Source material
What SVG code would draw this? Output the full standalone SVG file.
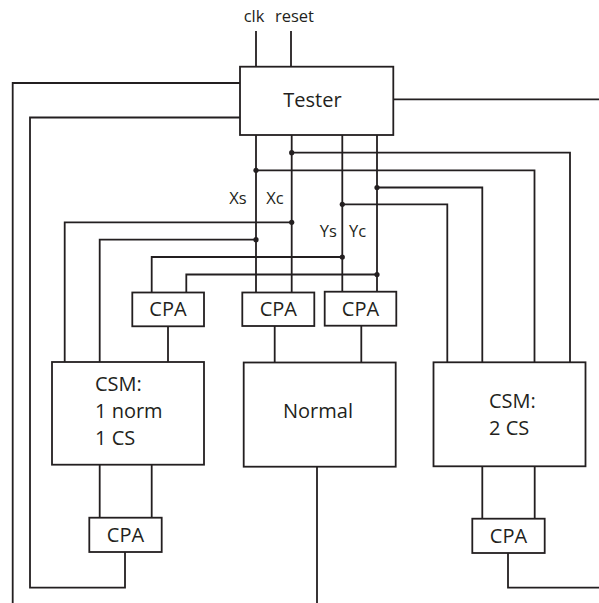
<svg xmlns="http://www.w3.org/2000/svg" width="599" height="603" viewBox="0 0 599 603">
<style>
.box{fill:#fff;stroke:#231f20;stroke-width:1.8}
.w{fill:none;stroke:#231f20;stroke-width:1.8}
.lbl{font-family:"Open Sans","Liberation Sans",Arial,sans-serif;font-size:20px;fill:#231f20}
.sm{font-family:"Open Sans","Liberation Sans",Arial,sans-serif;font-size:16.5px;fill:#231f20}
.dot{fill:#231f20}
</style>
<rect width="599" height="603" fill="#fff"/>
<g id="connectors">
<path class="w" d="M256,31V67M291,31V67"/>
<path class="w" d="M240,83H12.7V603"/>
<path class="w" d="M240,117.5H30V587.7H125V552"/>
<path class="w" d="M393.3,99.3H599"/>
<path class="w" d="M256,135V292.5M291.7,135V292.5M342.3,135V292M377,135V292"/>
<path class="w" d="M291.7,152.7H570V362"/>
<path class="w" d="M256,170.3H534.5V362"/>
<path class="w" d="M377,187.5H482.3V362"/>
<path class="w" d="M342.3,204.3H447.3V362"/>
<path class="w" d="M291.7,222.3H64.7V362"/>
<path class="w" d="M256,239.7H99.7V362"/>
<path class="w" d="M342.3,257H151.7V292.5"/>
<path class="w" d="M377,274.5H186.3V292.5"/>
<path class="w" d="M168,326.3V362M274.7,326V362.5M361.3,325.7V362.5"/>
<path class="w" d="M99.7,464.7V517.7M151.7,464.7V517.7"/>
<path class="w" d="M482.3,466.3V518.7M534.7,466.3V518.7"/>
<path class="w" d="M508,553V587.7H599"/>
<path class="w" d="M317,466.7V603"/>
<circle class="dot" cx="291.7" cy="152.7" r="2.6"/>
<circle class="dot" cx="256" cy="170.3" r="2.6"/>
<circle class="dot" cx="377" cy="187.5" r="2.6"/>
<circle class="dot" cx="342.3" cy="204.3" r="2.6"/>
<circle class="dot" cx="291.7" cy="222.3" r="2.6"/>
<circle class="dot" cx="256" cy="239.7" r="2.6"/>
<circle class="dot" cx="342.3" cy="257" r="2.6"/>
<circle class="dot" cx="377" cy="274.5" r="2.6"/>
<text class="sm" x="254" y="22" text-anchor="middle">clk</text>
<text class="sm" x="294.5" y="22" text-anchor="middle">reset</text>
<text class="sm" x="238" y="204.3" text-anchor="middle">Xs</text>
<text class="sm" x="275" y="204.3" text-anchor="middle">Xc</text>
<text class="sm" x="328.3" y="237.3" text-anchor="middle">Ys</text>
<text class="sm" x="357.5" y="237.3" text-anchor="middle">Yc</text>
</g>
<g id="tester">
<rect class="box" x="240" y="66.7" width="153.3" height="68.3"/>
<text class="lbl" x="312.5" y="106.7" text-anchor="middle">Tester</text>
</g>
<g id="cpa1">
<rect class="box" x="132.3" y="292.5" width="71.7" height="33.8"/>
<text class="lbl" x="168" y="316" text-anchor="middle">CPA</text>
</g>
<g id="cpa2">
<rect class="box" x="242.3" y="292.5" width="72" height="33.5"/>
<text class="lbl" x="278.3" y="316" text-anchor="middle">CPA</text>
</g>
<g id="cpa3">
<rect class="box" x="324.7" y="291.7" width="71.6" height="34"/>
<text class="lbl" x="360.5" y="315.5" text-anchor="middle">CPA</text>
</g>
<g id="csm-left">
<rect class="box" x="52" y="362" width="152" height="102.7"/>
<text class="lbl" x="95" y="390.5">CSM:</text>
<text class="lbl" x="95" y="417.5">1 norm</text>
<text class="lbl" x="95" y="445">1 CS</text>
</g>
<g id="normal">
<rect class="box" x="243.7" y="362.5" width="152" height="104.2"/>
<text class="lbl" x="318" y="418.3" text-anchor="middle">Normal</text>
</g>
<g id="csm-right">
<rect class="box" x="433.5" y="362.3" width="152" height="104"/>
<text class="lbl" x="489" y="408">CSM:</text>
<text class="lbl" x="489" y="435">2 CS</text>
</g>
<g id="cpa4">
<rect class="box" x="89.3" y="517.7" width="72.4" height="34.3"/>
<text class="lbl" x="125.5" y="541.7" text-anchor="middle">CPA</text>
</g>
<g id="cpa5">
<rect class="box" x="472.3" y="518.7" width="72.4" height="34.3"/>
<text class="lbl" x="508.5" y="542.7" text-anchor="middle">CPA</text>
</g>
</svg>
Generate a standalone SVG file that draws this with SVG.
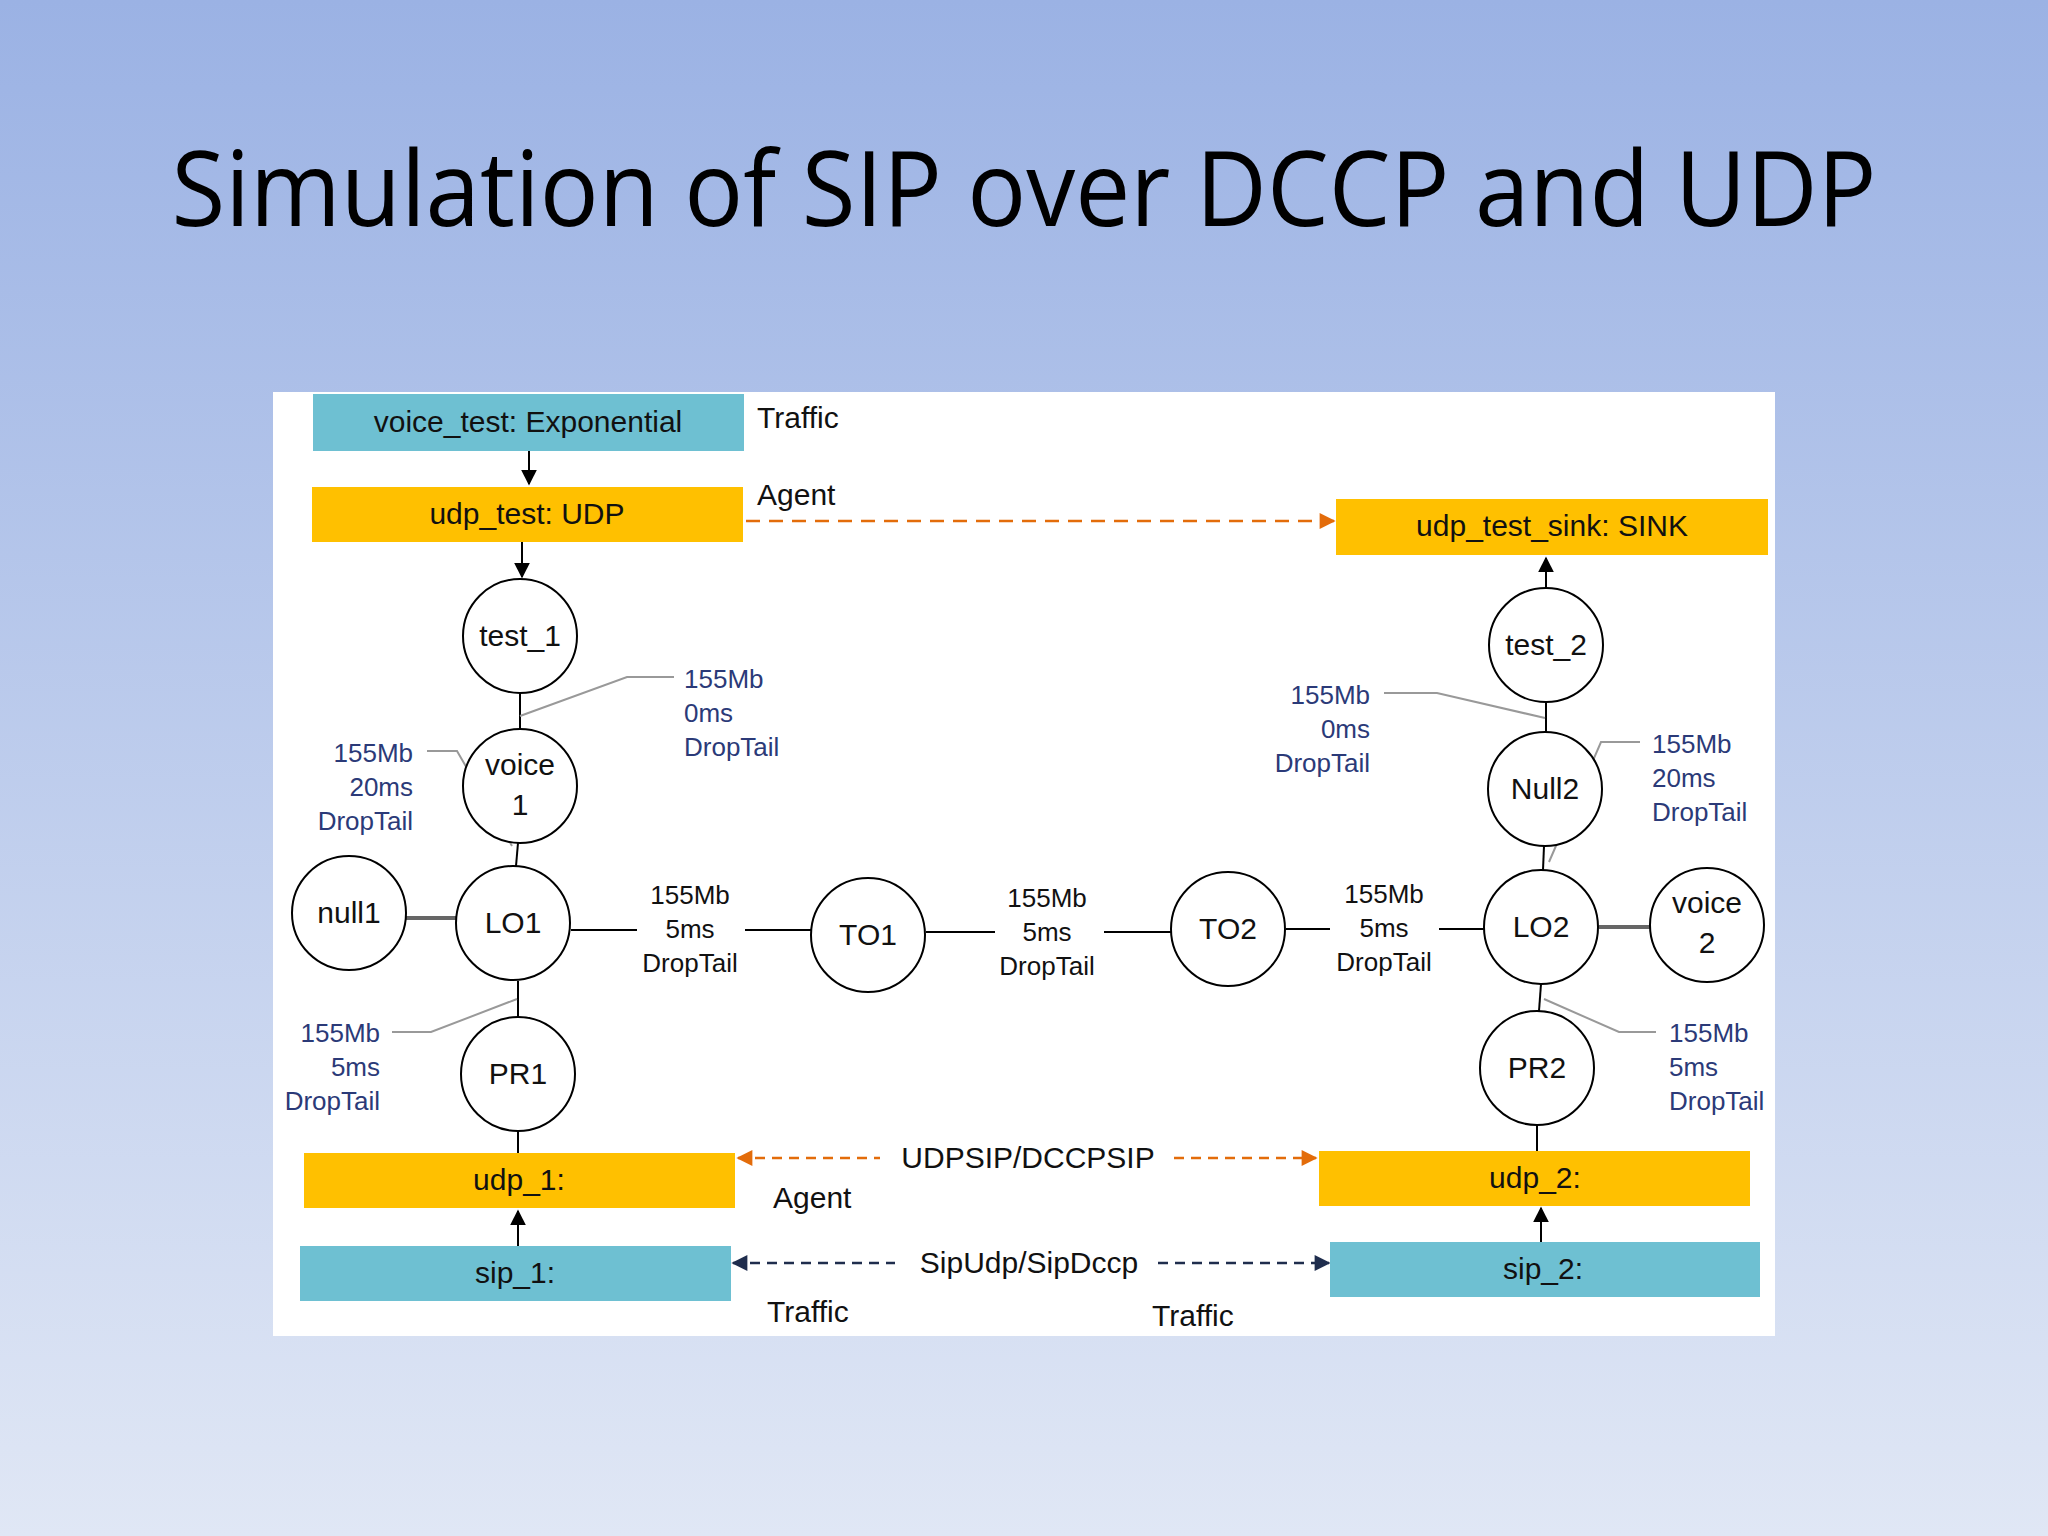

Written problem
Write out the listing word for word, omitting the pictures it holds.

Task output
What SVG code would draw this? Output the full standalone SVG file.
<svg xmlns="http://www.w3.org/2000/svg" width="599" height="603" viewBox="0 0 599 603">
<style>
.box{fill:#fff;stroke:#231f20;stroke-width:1.8}
.w{fill:none;stroke:#231f20;stroke-width:1.8}
.lbl{font-family:"Open Sans","Liberation Sans",Arial,sans-serif;font-size:20px;fill:#231f20}
.sm{font-family:"Open Sans","Liberation Sans",Arial,sans-serif;font-size:16.5px;fill:#231f20}
.dot{fill:#231f20}
</style>
<rect width="599" height="603" fill="#fff"/>
<g id="connectors">
<path class="w" d="M256,31V67M291,31V67"/>
<path class="w" d="M240,83H12.7V603"/>
<path class="w" d="M240,117.5H30V587.7H125V552"/>
<path class="w" d="M393.3,99.3H599"/>
<path class="w" d="M256,135V292.5M291.7,135V292.5M342.3,135V292M377,135V292"/>
<path class="w" d="M291.7,152.7H570V362"/>
<path class="w" d="M256,170.3H534.5V362"/>
<path class="w" d="M377,187.5H482.3V362"/>
<path class="w" d="M342.3,204.3H447.3V362"/>
<path class="w" d="M291.7,222.3H64.7V362"/>
<path class="w" d="M256,239.7H99.7V362"/>
<path class="w" d="M342.3,257H151.7V292.5"/>
<path class="w" d="M377,274.5H186.3V292.5"/>
<path class="w" d="M168,326.3V362M274.7,326V362.5M361.3,325.7V362.5"/>
<path class="w" d="M99.7,464.7V517.7M151.7,464.7V517.7"/>
<path class="w" d="M482.3,466.3V518.7M534.7,466.3V518.7"/>
<path class="w" d="M508,553V587.7H599"/>
<path class="w" d="M317,466.7V603"/>
<circle class="dot" cx="291.7" cy="152.7" r="2.6"/>
<circle class="dot" cx="256" cy="170.3" r="2.6"/>
<circle class="dot" cx="377" cy="187.5" r="2.6"/>
<circle class="dot" cx="342.3" cy="204.3" r="2.6"/>
<circle class="dot" cx="291.7" cy="222.3" r="2.6"/>
<circle class="dot" cx="256" cy="239.7" r="2.6"/>
<circle class="dot" cx="342.3" cy="257" r="2.6"/>
<circle class="dot" cx="377" cy="274.5" r="2.6"/>
<text class="sm" x="254" y="22" text-anchor="middle">clk</text>
<text class="sm" x="294.5" y="22" text-anchor="middle">reset</text>
<text class="sm" x="238" y="204.3" text-anchor="middle">Xs</text>
<text class="sm" x="275" y="204.3" text-anchor="middle">Xc</text>
<text class="sm" x="328.3" y="237.3" text-anchor="middle">Ys</text>
<text class="sm" x="357.5" y="237.3" text-anchor="middle">Yc</text>
</g>
<g id="tester">
<rect class="box" x="240" y="66.7" width="153.3" height="68.3"/>
<text class="lbl" x="312.5" y="106.7" text-anchor="middle">Tester</text>
</g>
<g id="cpa1">
<rect class="box" x="132.3" y="292.5" width="71.7" height="33.8"/>
<text class="lbl" x="168" y="316" text-anchor="middle">CPA</text>
</g>
<g id="cpa2">
<rect class="box" x="242.3" y="292.5" width="72" height="33.5"/>
<text class="lbl" x="278.3" y="316" text-anchor="middle">CPA</text>
</g>
<g id="cpa3">
<rect class="box" x="324.7" y="291.7" width="71.6" height="34"/>
<text class="lbl" x="360.5" y="315.5" text-anchor="middle">CPA</text>
</g>
<g id="csm-left">
<rect class="box" x="52" y="362" width="152" height="102.7"/>
<text class="lbl" x="95" y="390.5">CSM:</text>
<text class="lbl" x="95" y="417.5">1 norm</text>
<text class="lbl" x="95" y="445">1 CS</text>
</g>
<g id="normal">
<rect class="box" x="243.7" y="362.5" width="152" height="104.2"/>
<text class="lbl" x="318" y="418.3" text-anchor="middle">Normal</text>
</g>
<g id="csm-right">
<rect class="box" x="433.5" y="362.3" width="152" height="104"/>
<text class="lbl" x="489" y="408">CSM:</text>
<text class="lbl" x="489" y="435">2 CS</text>
</g>
<g id="cpa4">
<rect class="box" x="89.3" y="517.7" width="72.4" height="34.3"/>
<text class="lbl" x="125.5" y="541.7" text-anchor="middle">CPA</text>
</g>
<g id="cpa5">
<rect class="box" x="472.3" y="518.7" width="72.4" height="34.3"/>
<text class="lbl" x="508.5" y="542.7" text-anchor="middle">CPA</text>
</g>
</svg>
Generate a standalone SVG file that draws this with SVG.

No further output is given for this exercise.